Learning in Public

There’s a thing people in tech call “learning in public” - the practice of sharing your work and thinking as you go, not just the finished version.

I’ve always found this uncomfortable. My instinct is to get something good before I show it. Showing unfinished work feels like inviting criticism before you’ve had a chance to fix the obvious things.

But I’ve been reconsidering this.


The problem with waiting until something is finished is that “finished” keeps moving. There’s always a revision, a clarification, a section you’re not happy with. The work that waits for finished often doesn’t ship at all.

Learning in public is partly a forcing function. If you’ve told people you’re working on something, you feel the pull to actually produce it. The audience, even a small or imaginary one, creates a kind of accountability.

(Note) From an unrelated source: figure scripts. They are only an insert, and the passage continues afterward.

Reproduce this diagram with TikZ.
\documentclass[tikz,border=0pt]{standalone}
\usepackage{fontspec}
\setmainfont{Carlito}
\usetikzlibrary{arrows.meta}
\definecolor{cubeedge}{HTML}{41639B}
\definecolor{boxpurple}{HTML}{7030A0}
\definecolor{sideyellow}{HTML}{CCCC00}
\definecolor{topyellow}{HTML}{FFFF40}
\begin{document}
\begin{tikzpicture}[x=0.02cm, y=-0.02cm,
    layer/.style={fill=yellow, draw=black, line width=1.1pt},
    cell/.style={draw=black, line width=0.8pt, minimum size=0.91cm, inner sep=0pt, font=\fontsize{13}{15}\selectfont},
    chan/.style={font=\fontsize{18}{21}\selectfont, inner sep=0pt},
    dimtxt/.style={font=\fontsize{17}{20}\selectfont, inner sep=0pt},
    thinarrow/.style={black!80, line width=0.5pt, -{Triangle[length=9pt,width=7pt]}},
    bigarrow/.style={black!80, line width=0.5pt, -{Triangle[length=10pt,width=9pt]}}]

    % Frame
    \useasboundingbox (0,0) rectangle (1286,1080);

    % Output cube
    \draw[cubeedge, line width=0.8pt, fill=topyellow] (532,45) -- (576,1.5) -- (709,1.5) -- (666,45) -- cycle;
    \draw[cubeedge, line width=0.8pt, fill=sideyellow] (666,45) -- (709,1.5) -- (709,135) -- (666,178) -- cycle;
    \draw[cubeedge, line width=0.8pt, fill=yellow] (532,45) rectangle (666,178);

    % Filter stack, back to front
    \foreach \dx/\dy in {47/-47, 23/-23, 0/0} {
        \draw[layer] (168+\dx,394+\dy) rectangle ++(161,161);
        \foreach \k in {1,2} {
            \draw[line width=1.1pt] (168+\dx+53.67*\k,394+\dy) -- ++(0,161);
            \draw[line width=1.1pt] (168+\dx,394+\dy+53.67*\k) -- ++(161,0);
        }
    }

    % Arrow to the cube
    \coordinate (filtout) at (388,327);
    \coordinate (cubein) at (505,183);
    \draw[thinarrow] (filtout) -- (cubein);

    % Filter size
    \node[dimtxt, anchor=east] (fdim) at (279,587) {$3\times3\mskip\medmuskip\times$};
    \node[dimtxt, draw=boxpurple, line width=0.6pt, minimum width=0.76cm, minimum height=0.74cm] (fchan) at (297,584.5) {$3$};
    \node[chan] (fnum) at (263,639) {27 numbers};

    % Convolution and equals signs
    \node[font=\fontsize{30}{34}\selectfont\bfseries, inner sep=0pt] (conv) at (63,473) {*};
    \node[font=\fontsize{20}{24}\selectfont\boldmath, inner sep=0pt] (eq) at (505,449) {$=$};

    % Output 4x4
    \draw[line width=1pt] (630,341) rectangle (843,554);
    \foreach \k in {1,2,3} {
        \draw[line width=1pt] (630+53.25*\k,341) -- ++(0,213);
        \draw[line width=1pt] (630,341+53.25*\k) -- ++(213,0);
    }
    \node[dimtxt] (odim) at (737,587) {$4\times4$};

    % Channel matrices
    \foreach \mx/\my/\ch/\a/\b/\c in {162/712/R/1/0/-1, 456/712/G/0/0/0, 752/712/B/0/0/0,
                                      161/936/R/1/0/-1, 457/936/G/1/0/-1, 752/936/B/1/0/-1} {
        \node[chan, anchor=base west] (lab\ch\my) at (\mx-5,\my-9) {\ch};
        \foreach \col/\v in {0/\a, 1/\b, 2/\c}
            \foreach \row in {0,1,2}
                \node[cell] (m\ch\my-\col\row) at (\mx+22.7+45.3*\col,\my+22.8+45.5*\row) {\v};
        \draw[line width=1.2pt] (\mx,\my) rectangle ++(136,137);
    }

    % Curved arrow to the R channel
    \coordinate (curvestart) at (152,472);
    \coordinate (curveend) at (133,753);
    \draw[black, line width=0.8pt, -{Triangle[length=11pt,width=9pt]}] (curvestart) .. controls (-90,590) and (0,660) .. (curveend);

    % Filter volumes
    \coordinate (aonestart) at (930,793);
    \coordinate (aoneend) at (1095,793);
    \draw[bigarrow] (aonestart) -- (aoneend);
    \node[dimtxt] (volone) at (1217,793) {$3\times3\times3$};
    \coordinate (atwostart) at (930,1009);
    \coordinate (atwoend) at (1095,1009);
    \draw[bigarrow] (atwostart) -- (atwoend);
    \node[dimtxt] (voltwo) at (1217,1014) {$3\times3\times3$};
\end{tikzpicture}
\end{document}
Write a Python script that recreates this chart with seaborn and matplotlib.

More than that, though: sharing unfinished work changes how you think about it. When something exists only in your head, it has no edges. The moment you try to explain it to someone else, you discover the places where your thinking is vague or incomplete.

Writing is one version of this. So is showing code to someone. So is this post, which started as a private note and became something slightly more considered in the act of trying to make it readable.


I’m not fully converted. I still believe in taking the time to make something good before sharing it. But I’m trying to hold that belief more lightly - to notice when “not ready yet” is a genuine assessment and when it’s just fear.